Старейшина на несколько секунд задумался. Девушка явно правильно поняла его, может быть, теперь ей удастся уговорить отца. А предлагаемая ей помощь тоже очень полезна – все-таки она настоящий врач.
– Спасибо, Даша, – кивнул старый якут. – Но тогда тебе придется сейчас ехать со мной, старухи говорили, что Арэке рожать уже совсем скоро будет.
– Хорошо, – кивнула Даша. – Сейчас я свой чемоданчик захвачу и поедем.
* * *– Вам помочь, Нэхату Эрэкович? – спросила Даша, глядя, как старый якут с трудом управляется с фрикционами вездехода.
– Не надо, – коротко отозвался Нэхату. Вездеход как раз свернул от реки и двинулся в глубь тайги, по направлению к поселку якутов.
– Нэхату Эрэкович, а сколько вам лет? – неожиданно спросила девушка.
Якут усмехнулся.
– Не знаю точно, Даша. Но наверняка больше семидесяти.
– Как же вы не знаете? – удивилась девушка. – А в документах у вас что написано?

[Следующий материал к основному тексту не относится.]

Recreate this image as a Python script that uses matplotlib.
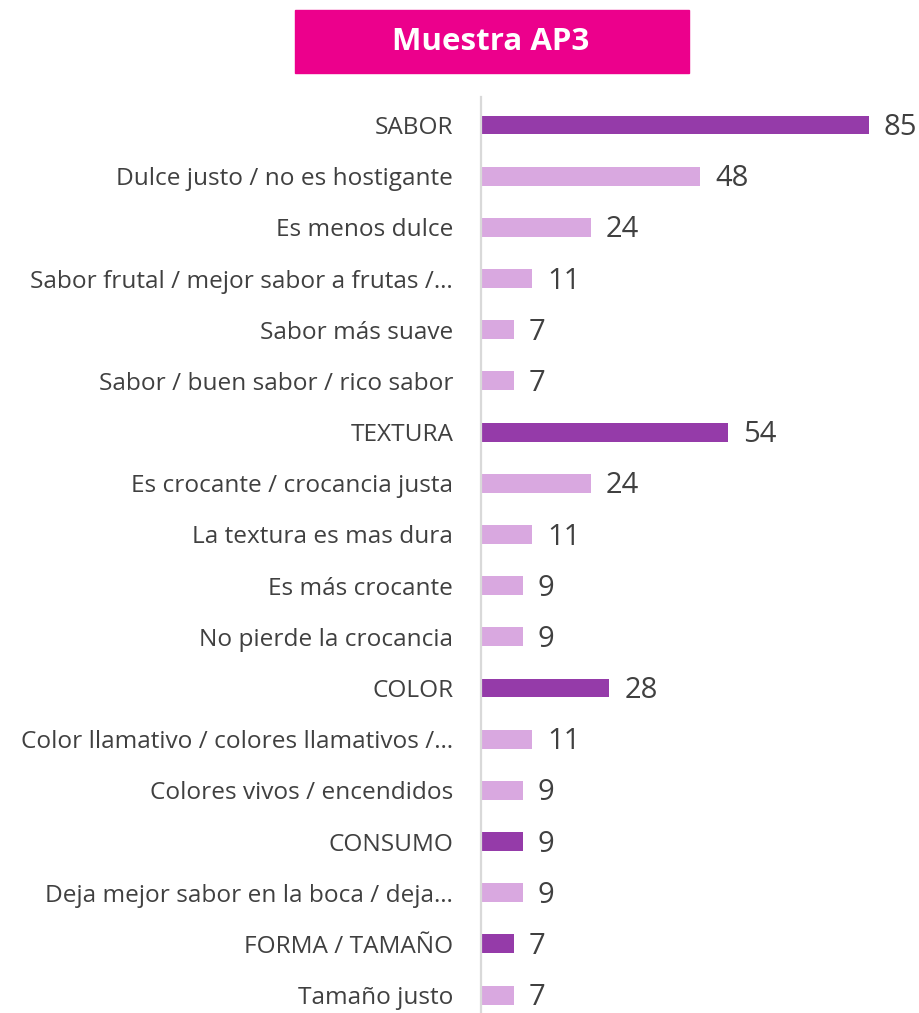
import matplotlib.pyplot as plt
from matplotlib.patches import Rectangle

# Categorías (grupos en mayúsculas) y sus menciones
categorias = [
    "SABOR",
    "Dulce justo / no es hostigante",
    "Es menos dulce",
    "Sabor frutal / mejor sabor a frutas /…",
    "Sabor más suave",
    "Sabor / buen sabor / rico sabor",
    "TEXTURA",
    "Es crocante / crocancia justa",
    "La textura es mas dura",
    "Es más crocante",
    "No pierde la crocancia",
    "COLOR",
    "Color llamativo / colores llamativos /…",
    "Colores vivos / encendidos",
    "CONSUMO",
    "Deja mejor sabor en la boca / deja…",
    "FORMA / TAMAÑO",
    "Tamaño justo",
]
valores = [85, 48, 24, 11, 7, 7, 54, 24, 11, 9, 9, 28, 11, 9, 9, 9, 7, 7]
es_grupo = [c.isupper() or c == "FORMA / TAMAÑO" for c in categorias]

morado = "#953BA9"
lila = "#D9A8E0"
gris = "#404040"

plt.rcParams['font.family'] = ['Open Sans', 'DejaVu Sans']

fig = plt.figure(figsize=(9.2, 10.13), dpi=100)
W, H = 920, 1013
ax = fig.add_axes([481 / W, 0, 1 - 481 / W, (1013 - 97) / H])

y = list(range(len(categorias)))
colores = [morado if g else lila for g in es_grupo]
ax.barh(y, valores, height=0.37, color=colores, left=0.2)

ax.set_xlim(0, 96.5)
ax.set_ylim(17.35, -0.547)

for yi, v in zip(y, valores):
    ax.text(v + 3.5, yi + 0.05, str(v), va="center", ha="left",
            fontsize=21, color=gris)

ax.set_yticks(y)
ax.set_yticklabels(categorias, fontsize=17.6, color=gris)
ax.tick_params(axis="y", length=0, pad=20)
ax.set_xticks([])
for s in ["top", "right", "bottom"]:
    ax.spines[s].set_visible(False)
ax.spines["left"].set_color("#D9D9D9")
ax.spines["left"].set_linewidth(1.6)

# Recuadro del título
fig.patches.append(Rectangle((295 / W, 1 - 73 / H), (689 - 295) / W, 63 / H,
                             transform=fig.transFigure, color="#EC008C"))
fig.text(491 / W, 1 - 42 / H, "Muestra AP3", ha="center", va="center",
         fontsize=22.5, fontweight="bold", color="white")

fig.savefig("out.png", dpi=100)
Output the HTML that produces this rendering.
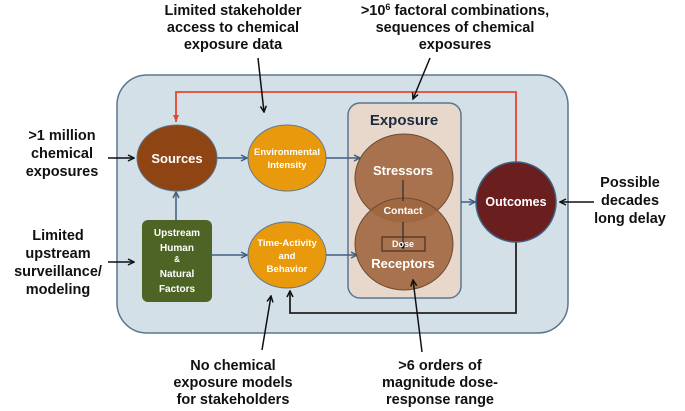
<!DOCTYPE html>
<html><head><meta charset="utf-8"><style>
html,body{margin:0;padding:0;background:#fff}
svg{display:block}
.t{font-family:"Liberation Sans Narrow","Liberation Sans",sans-serif;font-weight:bold;font-size:14.5px;fill:#111;text-anchor:middle}
.w{font-family:"Liberation Sans",sans-serif;font-weight:bold;fill:#fff;text-anchor:middle}
</style></head><body>
<svg width="685" height="411" viewBox="0 0 685 411" xmlns="http://www.w3.org/2000/svg">
<defs>
<marker id="ab" markerWidth="8" markerHeight="8" refX="7" refY="4" orient="auto" markerUnits="userSpaceOnUse"><path d="M1,1 L7,4 L1,7" fill="none" stroke="#111" stroke-width="1.5"/></marker>
<marker id="ag" markerWidth="8" markerHeight="8" refX="7" refY="4" orient="auto" markerUnits="userSpaceOnUse"><path d="M1,1 L7,4 L1,7" fill="none" stroke="#3f5f82" stroke-width="1.5"/></marker>
<marker id="ar" markerWidth="8" markerHeight="8" refX="7" refY="4" orient="auto" markerUnits="userSpaceOnUse"><path d="M0,1 L7,4 L0,7 z" fill="#e8442a"/></marker>
</defs>
<rect x="117" y="75" width="451" height="258" rx="30" fill="#d3e0e8" stroke="#5c7690" stroke-width="1.5"/>
<rect x="348" y="103" width="113" height="195" rx="12" fill="#e8d8cb" stroke="#5c7690" stroke-width="1.5"/>
<text x="404" y="125" font-family="Liberation Sans,sans-serif" font-weight="bold" font-size="15" fill="#1c2a40" text-anchor="middle">Exposure</text>
<path d="M516,162 V92 H176 V122" fill="none" stroke="#e8442a" stroke-width="1.8" marker-end="url(#ar)"/>
<path d="M516,242 V313 H290 V291" fill="none" stroke="#222" stroke-width="1.8" marker-end="url(#ab)"/>
<g stroke="#3f5f82" stroke-width="1.5" fill="none" marker-end="url(#ag)">
<path d="M217,158 H247"/>
<path d="M326,158 H360"/>
<path d="M176,220 V192"/>
<path d="M212,255 H247"/>
<path d="M326,255 H357"/>
<path d="M461,202 H475"/>
</g>
<ellipse cx="404" cy="178" rx="49" ry="44" fill="#a0673f" fill-opacity="0.9" stroke="#6b4a33" stroke-width="1"/>
<ellipse cx="404" cy="244" rx="49" ry="46" fill="#a0673f" fill-opacity="0.9" stroke="#6b4a33" stroke-width="1"/>
<path d="M403,180 V201 M403,222 V248" stroke="#333" stroke-width="1.3" marker-end="url(#ab)"/>
<rect x="382" y="237" width="43" height="14" fill="none" stroke="#4a3020" stroke-width="1.2"/>
<ellipse cx="177" cy="158" rx="40" ry="33" fill="#8e4413" stroke="#5c7690"/>
<ellipse cx="287" cy="158" rx="39" ry="33" fill="#e89a0c" stroke="#5c7690"/>
<ellipse cx="287" cy="255" rx="39" ry="33" fill="#e89a0c" stroke="#5c7690"/>
<circle cx="516" cy="202" r="40" fill="#6a1e1e" stroke="#3f5f82" stroke-width="1.5"/>
<rect x="142" y="220" width="70" height="82" rx="6" fill="#4d6424"/>
<text class="w" x="177" y="163" font-size="13">Sources</text>
<text class="w" x="287" y="155" font-size="9.5">Environmental</text>
<text class="w" x="287" y="168" font-size="9.5">Intensity</text>
<text class="w" x="287" y="246" font-size="9.5">Time-Activity</text>
<text class="w" x="287" y="259" font-size="9.5">and</text>
<text class="w" x="287" y="272" font-size="9.5">Behavior</text>
<text class="w" x="403" y="175" font-size="13">Stressors</text>
<text class="w" x="403" y="214" font-size="10.5">Contact</text>
<text class="w" x="403" y="247" font-size="9">Dose</text>
<text class="w" x="403" y="268" font-size="13">Receptors</text>
<text class="w" x="516" y="206" font-size="12.5">Outcomes</text>
<text class="w" x="177" y="236" font-size="10">Upstream</text>
<text class="w" x="177" y="251" font-size="10">Human</text>
<text class="w" x="177" y="262" font-size="8">&amp;</text>
<text class="w" x="177" y="277" font-size="10">Natural</text>
<text class="w" x="177" y="292" font-size="10">Factors</text>
<text class="t" x="233" y="15">Limited stakeholder</text>
<text class="t" x="233" y="32">access to chemical</text>
<text class="t" x="233" y="49">exposure data</text>
<path d="M258,58 L264,112" stroke="#111" stroke-width="1.5" marker-end="url(#ab)"/>
<text class="t" x="455" y="15">&gt;10<tspan font-size="9" dy="-5">6</tspan><tspan dy="5"> factoral combinations,</tspan></text>
<text class="t" x="455" y="32">sequences of chemical</text>
<text class="t" x="455" y="49">exposures</text>
<path d="M430,58 L413,99" stroke="#111" stroke-width="1.5" marker-end="url(#ab)"/>
<text class="t" x="62" y="140">&gt;1 million</text>
<text class="t" x="62" y="158">chemical</text>
<text class="t" x="62" y="176">exposures</text>
<path d="M108,158 H134" stroke="#111" stroke-width="1.5" marker-end="url(#ab)"/>
<text class="t" x="58" y="240">Limited</text>
<text class="t" x="58" y="258">upstream</text>
<text class="t" x="58" y="276">surveillance/</text>
<text class="t" x="58" y="294">modeling</text>
<path d="M108,262 H134" stroke="#111" stroke-width="1.5" marker-end="url(#ab)"/>
<text class="t" x="630" y="187">Possible</text>
<text class="t" x="630" y="205">decades</text>
<text class="t" x="630" y="223">long delay</text>
<path d="M594,202 H560" stroke="#111" stroke-width="1.5" marker-end="url(#ab)"/>
<text class="t" x="233" y="370">No chemical</text>
<text class="t" x="233" y="387">exposure models</text>
<text class="t" x="233" y="404">for stakeholders</text>
<path d="M262,350 L271,296" stroke="#111" stroke-width="1.5" marker-end="url(#ab)"/>
<text class="t" x="440" y="370">&gt;6 orders of</text>
<text class="t" x="440" y="387">magnitude dose-</text>
<text class="t" x="440" y="404">response range</text>
<path d="M422,352 L413,280" stroke="#111" stroke-width="1.5" marker-end="url(#ab)"/>
</svg>
</body></html>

– В документах написано, что год рождения двадцать четвертый, но документы эти мне уже взрослому выдали, а год какой сказал, тот и написали. В то время у нас связи никакой с городами не было, когда рождался ребенок, никто его не регистрировал. Какой смысл – до города неделю добираться, а он, может, еще умрет скоро. Документы давали, уже когда вырастет, а там уж поди вспомни, пятнадцать ему лет или восемнадцать. Мы года никогда не считали.
– Как интересно... – протянула девушка. – Получается, вам уже восемьдесят лет. Нэхату Эрэкович, а вы, значит, и Отечественную войну помните?
– Как же не помнить. Я и сам в ней участвовал, снайпером был.
Глаза Даши широко распахнулись. Для нее, как и для большей части молодых людей, война была уже очень далеким прошлым, а те, кто ее помнил, обычно были уже настолько дряхлы, что рассказать ничего толком не могли. А этот старик еще совсем бодрый. Надо будет порасспрашивать его о тех временах.